Data to use:
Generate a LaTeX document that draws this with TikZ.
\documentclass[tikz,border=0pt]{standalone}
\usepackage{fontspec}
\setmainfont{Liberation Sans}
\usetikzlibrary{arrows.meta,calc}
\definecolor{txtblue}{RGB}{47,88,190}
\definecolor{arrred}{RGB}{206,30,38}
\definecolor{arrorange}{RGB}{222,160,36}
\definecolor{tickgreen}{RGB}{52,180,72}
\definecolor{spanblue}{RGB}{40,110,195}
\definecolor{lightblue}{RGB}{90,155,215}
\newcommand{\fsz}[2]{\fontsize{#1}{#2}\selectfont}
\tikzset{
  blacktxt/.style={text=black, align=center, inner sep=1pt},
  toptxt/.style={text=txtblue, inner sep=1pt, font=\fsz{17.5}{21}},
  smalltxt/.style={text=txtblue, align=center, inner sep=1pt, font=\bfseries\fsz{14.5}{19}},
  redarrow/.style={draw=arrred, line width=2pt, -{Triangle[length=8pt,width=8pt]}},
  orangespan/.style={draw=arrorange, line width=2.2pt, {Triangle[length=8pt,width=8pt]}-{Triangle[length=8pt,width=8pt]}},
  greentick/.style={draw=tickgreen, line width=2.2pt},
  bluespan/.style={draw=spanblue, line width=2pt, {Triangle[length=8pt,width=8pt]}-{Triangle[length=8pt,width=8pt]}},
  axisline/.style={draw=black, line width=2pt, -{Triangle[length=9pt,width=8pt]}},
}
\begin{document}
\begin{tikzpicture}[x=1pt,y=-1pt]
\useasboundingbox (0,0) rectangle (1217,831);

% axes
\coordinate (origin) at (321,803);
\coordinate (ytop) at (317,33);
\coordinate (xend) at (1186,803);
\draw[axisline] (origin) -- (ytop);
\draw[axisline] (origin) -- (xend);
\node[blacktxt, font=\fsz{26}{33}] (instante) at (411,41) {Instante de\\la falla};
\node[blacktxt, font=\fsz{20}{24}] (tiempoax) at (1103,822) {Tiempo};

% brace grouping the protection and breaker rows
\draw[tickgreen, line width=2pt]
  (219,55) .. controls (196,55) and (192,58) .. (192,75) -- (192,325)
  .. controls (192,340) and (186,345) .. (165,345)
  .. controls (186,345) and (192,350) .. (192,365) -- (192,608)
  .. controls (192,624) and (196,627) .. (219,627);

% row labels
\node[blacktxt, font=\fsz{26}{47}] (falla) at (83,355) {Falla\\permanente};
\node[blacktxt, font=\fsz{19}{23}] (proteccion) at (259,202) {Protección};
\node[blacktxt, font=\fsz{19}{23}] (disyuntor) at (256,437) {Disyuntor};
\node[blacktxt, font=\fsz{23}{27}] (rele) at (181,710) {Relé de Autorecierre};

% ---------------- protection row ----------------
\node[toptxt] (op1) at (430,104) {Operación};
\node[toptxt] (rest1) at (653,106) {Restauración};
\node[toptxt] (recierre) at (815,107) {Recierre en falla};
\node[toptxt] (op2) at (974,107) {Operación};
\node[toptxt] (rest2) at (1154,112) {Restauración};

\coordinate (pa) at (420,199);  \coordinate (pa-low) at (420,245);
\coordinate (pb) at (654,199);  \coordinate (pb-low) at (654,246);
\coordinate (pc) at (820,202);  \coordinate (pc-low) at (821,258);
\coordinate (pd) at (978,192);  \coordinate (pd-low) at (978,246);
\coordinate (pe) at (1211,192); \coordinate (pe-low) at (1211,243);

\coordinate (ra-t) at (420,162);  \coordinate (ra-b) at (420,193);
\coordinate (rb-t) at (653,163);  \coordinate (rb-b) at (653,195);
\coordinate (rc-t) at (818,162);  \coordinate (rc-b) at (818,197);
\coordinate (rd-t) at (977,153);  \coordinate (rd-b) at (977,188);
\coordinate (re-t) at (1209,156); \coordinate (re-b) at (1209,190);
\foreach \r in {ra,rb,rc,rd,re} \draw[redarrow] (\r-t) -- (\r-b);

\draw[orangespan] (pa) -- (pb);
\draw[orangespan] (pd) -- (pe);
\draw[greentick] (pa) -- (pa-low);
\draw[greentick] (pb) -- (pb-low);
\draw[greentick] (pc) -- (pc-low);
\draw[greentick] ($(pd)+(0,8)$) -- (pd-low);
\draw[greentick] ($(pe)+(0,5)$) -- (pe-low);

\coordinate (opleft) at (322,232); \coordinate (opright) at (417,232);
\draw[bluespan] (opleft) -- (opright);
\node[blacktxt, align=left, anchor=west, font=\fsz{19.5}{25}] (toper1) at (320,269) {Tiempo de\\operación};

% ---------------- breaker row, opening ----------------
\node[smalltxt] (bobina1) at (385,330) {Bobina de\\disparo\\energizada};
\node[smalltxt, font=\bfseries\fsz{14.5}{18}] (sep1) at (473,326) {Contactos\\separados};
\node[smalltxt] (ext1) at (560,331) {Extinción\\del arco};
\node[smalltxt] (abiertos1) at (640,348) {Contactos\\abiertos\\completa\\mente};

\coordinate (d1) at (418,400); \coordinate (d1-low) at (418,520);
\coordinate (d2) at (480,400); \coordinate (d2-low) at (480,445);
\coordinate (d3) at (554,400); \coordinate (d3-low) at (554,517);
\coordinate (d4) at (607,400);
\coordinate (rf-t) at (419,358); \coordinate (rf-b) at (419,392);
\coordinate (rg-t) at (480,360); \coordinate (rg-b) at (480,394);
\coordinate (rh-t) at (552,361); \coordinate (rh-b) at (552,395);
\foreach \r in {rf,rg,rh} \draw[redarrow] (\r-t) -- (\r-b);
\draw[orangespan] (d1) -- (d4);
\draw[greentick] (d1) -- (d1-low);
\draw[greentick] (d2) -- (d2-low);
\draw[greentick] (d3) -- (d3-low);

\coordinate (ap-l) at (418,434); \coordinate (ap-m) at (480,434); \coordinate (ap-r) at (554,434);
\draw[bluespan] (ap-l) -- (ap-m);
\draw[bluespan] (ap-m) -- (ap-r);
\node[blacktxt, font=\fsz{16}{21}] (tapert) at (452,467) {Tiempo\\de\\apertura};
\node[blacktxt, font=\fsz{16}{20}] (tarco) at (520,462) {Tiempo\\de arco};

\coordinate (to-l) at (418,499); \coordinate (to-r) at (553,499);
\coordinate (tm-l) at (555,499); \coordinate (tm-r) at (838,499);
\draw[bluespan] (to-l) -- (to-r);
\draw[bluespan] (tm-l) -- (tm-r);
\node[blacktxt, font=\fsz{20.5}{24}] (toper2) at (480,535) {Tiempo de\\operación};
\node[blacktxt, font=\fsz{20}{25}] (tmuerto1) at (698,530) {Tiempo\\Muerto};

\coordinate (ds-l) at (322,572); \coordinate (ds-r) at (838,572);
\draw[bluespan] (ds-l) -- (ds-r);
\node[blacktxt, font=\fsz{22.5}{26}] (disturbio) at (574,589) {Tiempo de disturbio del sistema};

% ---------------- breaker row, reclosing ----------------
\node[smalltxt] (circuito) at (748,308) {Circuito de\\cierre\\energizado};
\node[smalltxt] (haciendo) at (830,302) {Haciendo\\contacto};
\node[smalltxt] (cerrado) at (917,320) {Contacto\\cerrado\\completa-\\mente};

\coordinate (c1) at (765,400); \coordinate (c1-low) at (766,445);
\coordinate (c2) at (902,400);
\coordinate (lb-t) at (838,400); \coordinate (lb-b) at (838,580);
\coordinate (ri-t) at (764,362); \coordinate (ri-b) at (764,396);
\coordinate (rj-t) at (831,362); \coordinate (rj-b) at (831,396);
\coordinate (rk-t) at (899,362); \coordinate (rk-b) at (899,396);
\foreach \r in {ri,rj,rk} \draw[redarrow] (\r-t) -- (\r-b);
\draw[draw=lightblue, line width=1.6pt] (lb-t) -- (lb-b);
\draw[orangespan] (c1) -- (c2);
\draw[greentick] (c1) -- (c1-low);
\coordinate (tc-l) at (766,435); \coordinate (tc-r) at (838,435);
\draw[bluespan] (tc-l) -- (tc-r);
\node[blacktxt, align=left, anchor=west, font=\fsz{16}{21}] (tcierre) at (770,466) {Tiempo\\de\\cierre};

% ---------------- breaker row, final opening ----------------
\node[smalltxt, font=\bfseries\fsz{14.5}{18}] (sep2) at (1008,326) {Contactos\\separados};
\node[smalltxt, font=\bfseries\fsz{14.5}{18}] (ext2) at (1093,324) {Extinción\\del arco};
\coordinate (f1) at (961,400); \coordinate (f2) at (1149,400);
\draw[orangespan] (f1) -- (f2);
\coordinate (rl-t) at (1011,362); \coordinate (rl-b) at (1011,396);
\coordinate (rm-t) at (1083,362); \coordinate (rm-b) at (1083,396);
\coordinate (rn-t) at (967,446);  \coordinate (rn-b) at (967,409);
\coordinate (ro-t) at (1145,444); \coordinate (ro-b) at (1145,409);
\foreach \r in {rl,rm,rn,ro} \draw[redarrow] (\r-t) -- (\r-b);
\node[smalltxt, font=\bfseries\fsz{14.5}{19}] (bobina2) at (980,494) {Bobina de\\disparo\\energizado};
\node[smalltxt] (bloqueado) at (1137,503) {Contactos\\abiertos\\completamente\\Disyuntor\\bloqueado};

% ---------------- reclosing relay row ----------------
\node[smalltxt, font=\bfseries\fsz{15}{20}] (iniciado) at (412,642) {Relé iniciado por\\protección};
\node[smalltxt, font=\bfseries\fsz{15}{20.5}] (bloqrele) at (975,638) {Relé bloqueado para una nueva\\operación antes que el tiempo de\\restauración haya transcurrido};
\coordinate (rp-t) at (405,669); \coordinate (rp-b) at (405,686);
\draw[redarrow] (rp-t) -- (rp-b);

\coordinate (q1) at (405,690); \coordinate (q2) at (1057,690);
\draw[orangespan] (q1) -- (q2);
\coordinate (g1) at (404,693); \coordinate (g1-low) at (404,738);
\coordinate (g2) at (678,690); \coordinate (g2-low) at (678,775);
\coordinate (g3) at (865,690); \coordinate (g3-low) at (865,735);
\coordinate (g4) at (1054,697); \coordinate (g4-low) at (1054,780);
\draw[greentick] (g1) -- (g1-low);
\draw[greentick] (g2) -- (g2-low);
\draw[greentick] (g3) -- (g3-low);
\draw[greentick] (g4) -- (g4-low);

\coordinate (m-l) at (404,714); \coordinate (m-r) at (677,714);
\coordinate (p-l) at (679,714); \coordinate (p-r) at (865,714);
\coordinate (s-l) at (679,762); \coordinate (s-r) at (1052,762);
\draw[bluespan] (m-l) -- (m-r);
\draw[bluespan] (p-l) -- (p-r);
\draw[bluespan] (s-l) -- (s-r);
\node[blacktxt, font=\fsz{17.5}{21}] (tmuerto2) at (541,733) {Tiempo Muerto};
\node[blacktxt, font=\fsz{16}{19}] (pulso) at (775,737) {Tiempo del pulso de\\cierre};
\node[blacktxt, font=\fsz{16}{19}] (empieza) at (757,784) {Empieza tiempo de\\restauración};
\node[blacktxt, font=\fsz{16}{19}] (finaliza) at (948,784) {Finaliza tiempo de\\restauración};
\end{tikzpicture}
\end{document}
* * *
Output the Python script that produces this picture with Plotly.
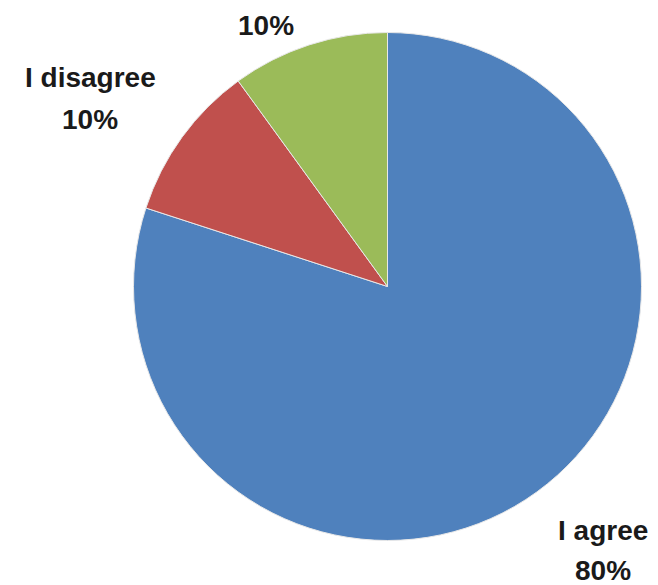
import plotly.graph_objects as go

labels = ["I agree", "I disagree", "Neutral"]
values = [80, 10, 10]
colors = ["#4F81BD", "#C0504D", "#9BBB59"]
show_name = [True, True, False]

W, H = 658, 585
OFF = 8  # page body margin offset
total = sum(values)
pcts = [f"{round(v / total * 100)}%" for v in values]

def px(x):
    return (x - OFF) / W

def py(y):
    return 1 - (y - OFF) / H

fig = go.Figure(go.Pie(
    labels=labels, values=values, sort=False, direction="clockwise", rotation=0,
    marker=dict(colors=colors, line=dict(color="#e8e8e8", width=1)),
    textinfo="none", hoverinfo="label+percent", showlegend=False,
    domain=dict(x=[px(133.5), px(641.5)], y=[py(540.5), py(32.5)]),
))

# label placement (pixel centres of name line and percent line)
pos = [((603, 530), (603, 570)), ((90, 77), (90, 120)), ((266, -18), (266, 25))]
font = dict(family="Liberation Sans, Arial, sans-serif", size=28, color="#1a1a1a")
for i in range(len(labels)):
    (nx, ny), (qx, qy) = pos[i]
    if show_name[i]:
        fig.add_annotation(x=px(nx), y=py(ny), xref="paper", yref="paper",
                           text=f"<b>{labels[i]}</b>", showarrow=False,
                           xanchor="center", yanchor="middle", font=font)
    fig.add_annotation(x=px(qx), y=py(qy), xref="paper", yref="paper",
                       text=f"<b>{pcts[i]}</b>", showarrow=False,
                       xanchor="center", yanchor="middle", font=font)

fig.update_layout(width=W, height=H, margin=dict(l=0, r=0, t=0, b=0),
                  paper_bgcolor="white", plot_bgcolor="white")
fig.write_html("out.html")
* * *
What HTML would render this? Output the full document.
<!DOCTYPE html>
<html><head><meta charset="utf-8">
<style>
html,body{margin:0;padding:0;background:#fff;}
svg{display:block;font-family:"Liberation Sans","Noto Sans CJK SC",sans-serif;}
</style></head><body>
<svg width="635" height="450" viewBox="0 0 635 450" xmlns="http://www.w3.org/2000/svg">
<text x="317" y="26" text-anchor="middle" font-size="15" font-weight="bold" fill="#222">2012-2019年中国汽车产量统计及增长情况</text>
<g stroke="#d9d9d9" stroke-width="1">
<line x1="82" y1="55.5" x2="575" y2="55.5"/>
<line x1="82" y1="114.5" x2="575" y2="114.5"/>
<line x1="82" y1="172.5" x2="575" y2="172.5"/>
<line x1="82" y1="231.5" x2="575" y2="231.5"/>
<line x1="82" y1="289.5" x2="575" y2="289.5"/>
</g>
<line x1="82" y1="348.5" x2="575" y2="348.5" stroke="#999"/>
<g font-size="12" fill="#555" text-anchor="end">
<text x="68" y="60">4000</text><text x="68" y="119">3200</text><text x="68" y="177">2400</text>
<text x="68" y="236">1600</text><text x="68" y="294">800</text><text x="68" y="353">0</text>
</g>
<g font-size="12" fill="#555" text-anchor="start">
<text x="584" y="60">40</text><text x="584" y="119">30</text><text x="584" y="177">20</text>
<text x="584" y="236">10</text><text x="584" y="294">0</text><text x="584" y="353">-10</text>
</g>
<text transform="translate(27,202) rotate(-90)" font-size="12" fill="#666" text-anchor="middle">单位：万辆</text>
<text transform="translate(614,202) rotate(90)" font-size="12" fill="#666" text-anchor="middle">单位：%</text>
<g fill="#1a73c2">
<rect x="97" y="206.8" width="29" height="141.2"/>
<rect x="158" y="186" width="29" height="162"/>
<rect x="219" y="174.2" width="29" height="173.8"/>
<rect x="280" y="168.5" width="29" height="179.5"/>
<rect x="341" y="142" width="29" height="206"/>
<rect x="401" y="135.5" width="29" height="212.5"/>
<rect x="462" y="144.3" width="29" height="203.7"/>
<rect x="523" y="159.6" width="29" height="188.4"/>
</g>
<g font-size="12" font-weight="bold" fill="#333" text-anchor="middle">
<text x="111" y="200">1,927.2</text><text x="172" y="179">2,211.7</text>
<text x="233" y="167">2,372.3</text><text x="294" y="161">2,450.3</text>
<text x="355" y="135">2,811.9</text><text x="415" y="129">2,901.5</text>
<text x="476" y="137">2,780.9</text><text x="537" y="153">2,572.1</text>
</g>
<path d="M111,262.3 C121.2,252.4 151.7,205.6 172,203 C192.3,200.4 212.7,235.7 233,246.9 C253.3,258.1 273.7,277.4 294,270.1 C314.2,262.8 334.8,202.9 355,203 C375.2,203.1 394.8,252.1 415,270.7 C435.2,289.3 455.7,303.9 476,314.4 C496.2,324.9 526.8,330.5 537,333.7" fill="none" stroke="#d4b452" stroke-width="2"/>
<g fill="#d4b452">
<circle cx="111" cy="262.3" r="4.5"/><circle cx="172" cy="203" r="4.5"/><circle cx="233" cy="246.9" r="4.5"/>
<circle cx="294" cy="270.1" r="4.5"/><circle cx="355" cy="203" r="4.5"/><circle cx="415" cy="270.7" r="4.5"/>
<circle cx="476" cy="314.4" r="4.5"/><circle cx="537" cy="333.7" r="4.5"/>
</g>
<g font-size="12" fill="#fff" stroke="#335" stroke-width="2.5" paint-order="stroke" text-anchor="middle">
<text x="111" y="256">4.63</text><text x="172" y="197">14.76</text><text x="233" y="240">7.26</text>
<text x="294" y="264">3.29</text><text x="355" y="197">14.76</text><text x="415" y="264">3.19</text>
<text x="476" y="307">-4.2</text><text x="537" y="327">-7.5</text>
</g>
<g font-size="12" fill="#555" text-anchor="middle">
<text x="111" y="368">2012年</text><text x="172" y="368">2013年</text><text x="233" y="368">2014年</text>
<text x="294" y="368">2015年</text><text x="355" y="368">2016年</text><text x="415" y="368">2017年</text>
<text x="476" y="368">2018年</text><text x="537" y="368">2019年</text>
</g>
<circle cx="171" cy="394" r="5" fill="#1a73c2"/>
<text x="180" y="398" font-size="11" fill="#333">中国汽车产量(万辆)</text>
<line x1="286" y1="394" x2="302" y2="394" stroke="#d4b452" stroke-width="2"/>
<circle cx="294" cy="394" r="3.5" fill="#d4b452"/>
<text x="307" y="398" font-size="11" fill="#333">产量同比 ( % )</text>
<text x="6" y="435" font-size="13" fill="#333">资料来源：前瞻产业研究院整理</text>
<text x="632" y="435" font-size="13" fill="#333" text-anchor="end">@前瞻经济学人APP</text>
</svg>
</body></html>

Objective: Leave the pictures aside and restate exactly the lines from the one containing "Output the Python" to the one containing "return 1 - (y - OFF) / H", those two lines included.

Answer to this problem:
Output the Python script that produces this picture with Plotly.
import plotly.graph_objects as go

labels = ["I agree", "I disagree", "Neutral"]
values = [80, 10, 10]
colors = ["#4F81BD", "#C0504D", "#9BBB59"]
show_name = [True, True, False]

W, H = 658, 585
OFF = 8  # page body margin offset
total = sum(values)
pcts = [f"{round(v / total * 100)}%" for v in values]

def px(x):
    return (x - OFF) / W

def py(y):
    return 1 - (y - OFF) / H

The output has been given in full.